Attorney's Fees and Costs
The court also addressed the issue of attorney's fees and costs, which are recoverable under the FDCPA for successful litigants. It explained that in determining a reasonable fee, it needed to consider the prevailing market rate for similar services in the district where the case was litigated. The court assessed the hourly rates requested by Fuentes' attorney and paralegal, evaluating them against the market standards and the attorney's experience level. While the court found the number of hours spent on the case to be reasonable, it deemed the requested hourly rates excessive.
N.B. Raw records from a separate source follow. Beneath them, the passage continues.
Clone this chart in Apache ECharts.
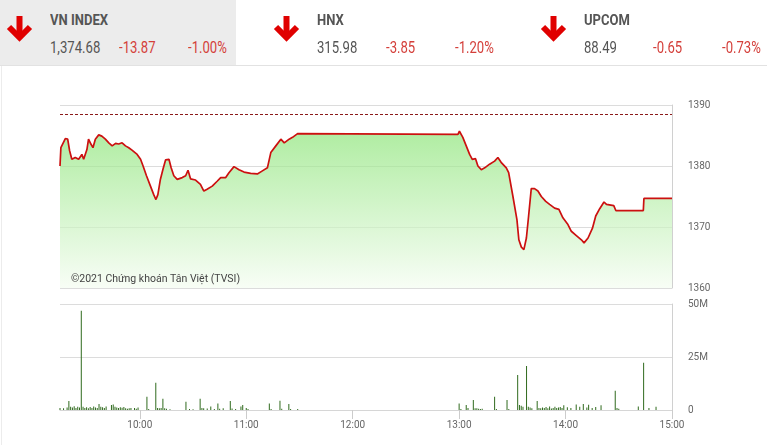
<!DOCTYPE html>
<html>
<head>
<meta charset="utf-8">
<script src="https://cdn.jsdelivr.net/npm/echarts@6/dist/echarts.min.js"></script>
<style>
  html, body { margin:0; padding:0; background:#fff; }
  body { width:767px; height:445px; position:relative; overflow:hidden; font-family: Roboto, "Noto Sans", sans-serif; }
  #chart { position:absolute; left:0; top:0; width:767px; height:445px; }
  .t { position:absolute; white-space:nowrap; transform-origin:0 0; line-height:1; }
  .name { font-size:15.5px; font-weight:700; color:#555; transform:scaleX(0.84); top:13px; }
  .val { font-size:16px; color:#555; transform:scaleX(0.82); top:40px; }
  .chg { font-size:16px; color:#d43f3a; transform:scaleX(0.82); top:40px; }
</style>
</head>
<body>
<div id="chart"></div>
<div id="hdr"></div>
<script>
// ---- header data ----
const indexNames   = ['VN INDEX', 'HNX', 'UPCOM'];
const indexValues  = ['1,374.68', '315.98', '88.49'];
const indexChanges = ['-13.87', '-3.85', '-0.65'];
const indexPcts    = ['-1.00%', '-1.20%', '-0.73%'];

// ---- chart data ----
const refPrice = 1388.55;
const priceTicks = [1360, 1370, 1380, 1390];
const volTicksM = [0, 25, 50];
const timeTickLabels = ['10:00', '11:00', '12:00', '13:00', '14:00', '15:00'];

const priceTimes = [
 '9:15:00','9:15:30','9:18:00','9:19:20','9:20:25','9:21:40','9:23:35','9:25:30','9:27:20','9:28:20',
 '9:30:10','9:31:05','9:32:25','9:33:35','9:34:55','9:36:50','9:38:35','9:40:35','9:42:30','9:44:25',
 '9:46:20','9:48:05','9:50:00','9:51:55','9:53:45','9:55:35','9:58:30','10:00:25','10:01:50','10:03:45',
 '10:06:00','10:07:50','10:09:05','10:10:10','10:11:35','10:13:05','10:14:30','10:16:25','10:17:40','10:19:10',
 '10:21:05','10:23:55','10:25:50','10:27:10','10:28:35','10:31:25','10:34:10','10:36:05','10:37:55','10:40:50',
 '10:43:35','10:45:35','10:48:25','10:50:15','10:53:05','10:55:55','10:58:45','11:02:30','11:06:15','11:09:05',
 '11:11:55','11:13:50','11:16:40','11:19:30','11:21:25','11:24:10','11:26:05','11:28:55','11:30:00',
 '12:59:20','13:00:10','13:02:05','13:04:00','13:05:55','13:07:25','13:09:15','13:10:35','13:12:30','13:14:25',
 '13:17:10','13:20:00','13:21:50','13:23:40','13:26:35','13:27:55','13:30:20','13:32:35','13:33:40','13:35:05',
 '13:36:30','13:37:55','13:39:10','13:40:40','13:42:30','13:44:25','13:46:20','13:48:50','13:51:00','13:53:50',
 '13:56:15','13:58:30','14:01:20','14:03:15','14:06:05','14:08:55','14:10:25','14:12:40','14:15:10','14:17:00',
 '14:19:15','14:21:40','14:23:05','14:27:10','14:28:20','14:43:50','14:44:10','15:00:00'
];
const priceValues = [
 1380.0,1383.0,1384.5,1384.4,1382.5,1381.1,1381.4,1381.1,1381.9,1381.1,
 1382.7,1384.4,1383.6,1383.0,1384.4,1385.1,1384.9,1384.4,1383.8,1383.3,
 1383.7,1383.6,1383.8,1383.3,1383.0,1382.6,1381.9,1381.1,1380.0,1378.4,
 1376.7,1375.3,1374.5,1375.3,1377.8,1379.5,1381.0,1381.1,1379.7,1378.4,
 1377.8,1378.1,1378.4,1379.3,1377.9,1377.7,1377.0,1375.9,1376.2,1376.7,
 1377.5,1378.1,1378.1,1378.9,1379.9,1379.4,1379.0,1378.8,1378.7,1379.2,
 1379.7,1382.2,1383.3,1384.4,1383.8,1384.4,1384.7,1385.3,1385.4,
 1385.2,1385.7,1384.7,1383.3,1381.9,1381.1,1381.2,1380.0,1379.4,1379.7,
 1380.3,1380.8,1381.4,1380.6,1379.7,1378.9,1375.0,1371.2,1367.9,1366.7,
 1366.3,1368.2,1371.8,1376.3,1376.3,1375.9,1375.0,1374.2,1373.7,1373.1,
 1372.9,1371.5,1370.4,1369.3,1368.6,1367.9,1367.4,1368.2,1369.8,1371.8,
 1373.0,1374.1,1373.7,1373.5,1372.7,1372.7,1374.68,1374.68
];

const volTimes = [
 '9:15','9:17','9:19','9:20','9:21','9:22','9:23','9:24','9:25','9:26','9:27','9:28','9:29','9:30','9:31','9:32',
 '9:33','9:34','9:35','9:36','9:37','9:38','9:39','9:40','9:41','9:44','9:45','9:46','9:47','9:48','9:49','9:50',
 '9:51','9:52','9:53','9:54','9:55','9:57','9:58','9:59','10:04','10:05','10:09','10:10','10:11','10:12','10:13',
 '10:14','10:15','10:17','10:26','10:28','10:30','10:34','10:35','10:36','10:38','10:40','10:42','10:44','10:45',
 '10:47','10:51','10:52','10:54','10:57','10:58','11:00','11:01','11:13','11:14','11:19','11:20','11:24','11:25','11:29',
 '13:00','13:01','13:04','13:05','13:08','13:09','13:10','13:11','13:12','13:13','13:20','13:21','13:27','13:28',
 '13:33','13:34','13:35','13:36','13:38','13:39','13:40','13:41','13:44','13:45','13:46','13:47','13:48','13:49',
 '13:50','13:51','13:52','13:53','13:54','13:55','13:56','13:57','13:58','13:59','14:01','14:03','14:06','14:08',
 '14:10','14:12','14:13','14:15','14:17','14:20','14:28','14:29','14:30','14:41','14:44','14:47','14:51'
];
const volValuesM = [
 1.0,0.8,1.2,4.2,1.5,1.2,1.8,1.0,1.5,1.2,46.8,1.5,1.0,1.3,0.8,1.4,
 1.0,1.6,1.2,0.9,2.8,1.5,1.3,1.0,1.6,2.4,2.6,1.5,1.2,0.9,1.3,1.1,
 1.4,0.8,0.6,0.8,1.0,1.0,0.6,1.2,6.3,0.5,12.9,1.0,0.8,1.0,5.3,
 0.8,0.6,0.4,3.9,0.5,0.4,5.3,1.0,0.8,0.7,1.6,0.5,3.1,0.6,
 0.8,4.2,0.7,0.5,1.6,2.4,1.0,0.5,3.1,0.5,4.4,0.6,2.8,0.5,0.5,
 3.1,0.5,2.4,1.0,4.7,0.8,0.8,0.6,0.5,0.6,6.3,0.5,4.7,0.5,
 16.5,2.4,2.0,1.5,20.8,1.5,1.2,0.8,4.2,1.0,0.8,1.2,0.9,1.4,
 0.8,1.6,0.7,1.0,1.5,0.9,1.2,1.4,1.0,2.2,1.3,1.0,2.6,1.5,
 2.8,1.2,2.5,1.0,1.4,2.2,9.1,1.0,0.6,1.6,22.3,1.0,1.5
];

function toMin(s) {
  const p = s.split(':').map(Number);
  return p[0] * 60 + p[1] + (p[2] || 0) / 60 - 540; // minutes since 9:00
}
const tickMins = timeTickLabels.map(toMin);
const priceData = priceTimes.map((t, i) => [toMin(t), priceValues[i]]);
const volData = volTimes.map((t, i) => [toMin(t), volValuesM[i] * 1e6]);

// ---- header ----
const hdr = document.getElementById('hdr');
let html = '<div style="position:absolute;left:0;top:0;width:236px;height:65px;background:#ececec"></div>' +
           '<div style="position:absolute;left:0;top:65px;width:767px;height:1px;background:#e2e2e2"></div>' +
           '<div style="position:absolute;left:1px;top:66px;width:1px;height:379px;background:#ececec"></div>';
indexNames.forEach((n, i) => {
  const b = i * 267;
  html += '<svg style="position:absolute;left:' + (b + 6) + 'px;top:16px" width="27" height="26" viewBox="0 0 27 26">' +
          '<line x1="13.5" y1="0" x2="13.5" y2="20" stroke="#e00000" stroke-width="6"/>' +
          '<polyline points="3,11 13.5,21.5 24,11" fill="none" stroke="#e00000" stroke-width="6" stroke-linejoin="miter"/></svg>';
  html += '<div class="t name" style="left:' + (b + 50) + 'px">' + n + '</div>';
  html += '<div class="t val" style="left:' + (b + 50) + 'px">' + indexValues[i] + '</div>';
  html += '<div class="t chg" style="left:' + (b + 119) + 'px">' + indexChanges[i] + '</div>';
  html += '<div class="t chg" style="left:' + (b + 188) + 'px">' + indexPcts[i] + '</div>';
});
hdr.innerHTML = html;

// ---- chart ----
const chart = echarts.init(document.getElementById('chart'), null, { renderer: 'canvas' });
const axisFont = { color: '#666', fontSize: 10, fontFamily: 'Roboto' };
chart.setOption({
  animation: false,
  grid: [
    { left: 60, right: 95, top: 105, height: 183 },
    { left: 60, right: 95, top: 304, height: 106 }
  ],
  xAxis: [
    { type: 'value', gridIndex: 0, min: 15, max: 360, show: false },
    { type: 'value', gridIndex: 1, min: 15, max: 360,
      axisLine: { show: true, lineStyle: { color: '#d6d6d6' } },
      axisTick: { show: true, length: 9, lineStyle: { color: '#ccc' }, customValues: tickMins },
      axisLabel: Object.assign({ margin: 10, customValues: tickMins,
        formatter: v => { const i = tickMins.indexOf(v); return i >= 0 ? timeTickLabels[i] : ''; } }, axisFont),
      splitLine: { show: false } }
  ],
  yAxis: [
    { type: 'value', gridIndex: 0, position: 'right', min: priceTicks[0], max: priceTicks[priceTicks.length - 1], interval: 10,
      axisLine: { show: true, lineStyle: { color: '#d0d0d0' } }, axisTick: { show: false },
      axisLabel: Object.assign({ margin: 16, padding: [3, 0, 0, 0], formatter: v => String(v) }, axisFont),
      splitLine: { lineStyle: { color: '#dcdcdc' } } },
    { type: 'value', gridIndex: 1, position: 'right', min: 0, max: 50e6, interval: 25e6,
      axisLine: { show: true, lineStyle: { color: '#d0d0d0' } }, axisTick: { show: false },
      axisLabel: Object.assign({ margin: 16, padding: [3, 0, 0, 0], formatter: v => v === 0 ? '0' : (v / 1e6) + 'M' }, axisFont),
      splitLine: { lineStyle: { color: '#dcdcdc' } } }
  ],
  graphic: [
    { type: 'text', left: 71, top: 274, silent: true, z: 100,
      style: { text: '©2021 Chứng khoán Tân Việt (TVSI)', fill: '#444', font: '10.5px Roboto' } }
  ],
  series: [
    { type: 'line', xAxisIndex: 0, yAxisIndex: 0, data: priceData, showSymbol: false, symbol: 'none',
      lineStyle: { color: '#cc1010', width: 1.7 },
      areaStyle: { origin: 'start', color: new echarts.graphic.LinearGradient(0, 0, 0, 1, [
        { offset: 0, color: '#8de479' }, { offset: 1, color: '#f4fcf1' } ]) },
      markLine: { silent: true, symbol: 'none', label: { show: false },
        lineStyle: { color: '#8b1a1a', type: [3, 2], width: 1 },
        data: [{ yAxis: refPrice }] } },
    { type: 'bar', xAxisIndex: 1, yAxisIndex: 1, data: volData, barWidth: 1,
      itemStyle: { color: '#2f6a1d' } }
  ]
});
</script>
</body>
</html>
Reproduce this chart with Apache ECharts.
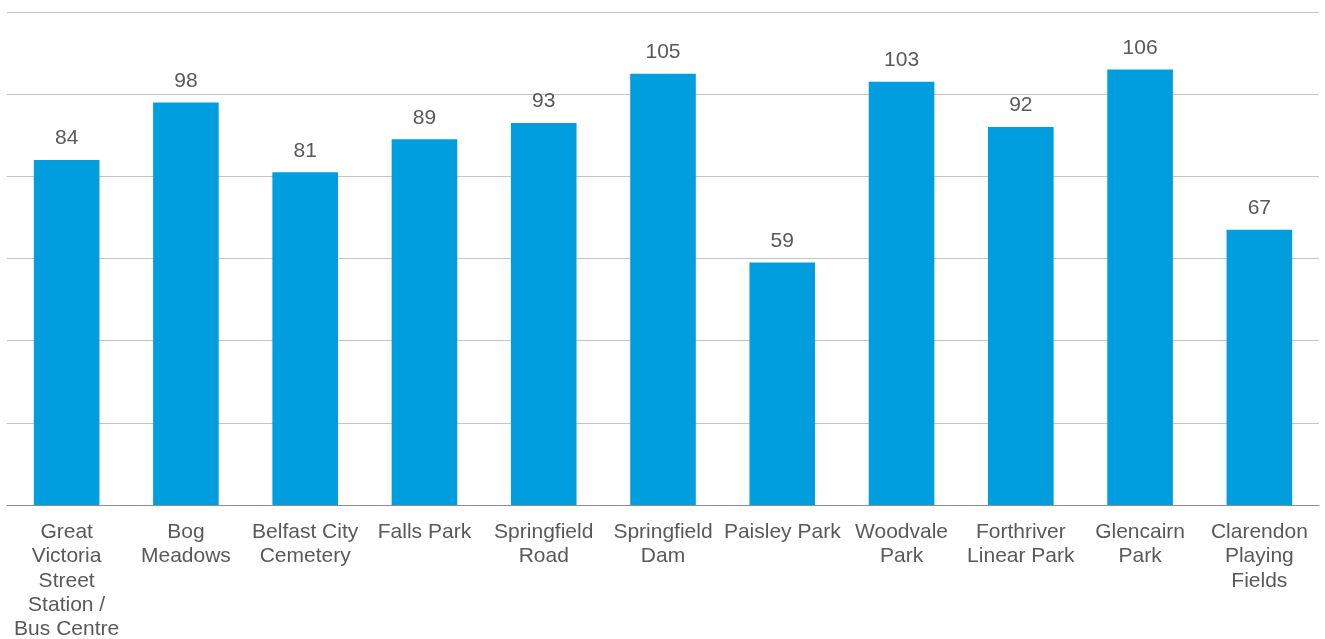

The court adjusted the attorney's fee to $175 per hour and the paralegal's fee to $75 per hour, reflecting the prevailing rates in the Western District of New York. Ultimately, the court awarded a total of $2,117.50 in attorney's fees, along with $673.78 in costs, which it found to be reasonable for the expenses incurred during the litigation process.
Conclusion
In conclusion, the court granted Fuentes' motion for default judgment, solidifying the defendants' liability for their violations of the FDCPA. The court awarded him $500 in statutory damages, along with attorney's fees and costs. By evaluating the defendants' actions against the statutory framework of the FDCPA, the court highlighted the importance of compliance in debt collection practices. The conclusions drawn about damages and attorney's fees illustrated the court's careful consideration of both the law and the specifics of the case, ensuring that the awarded amounts reflected the nature of the violations while adhering to statutory guidelines. The Clerk of the Court was instructed to close the case, thereby concluding the judicial proceedings.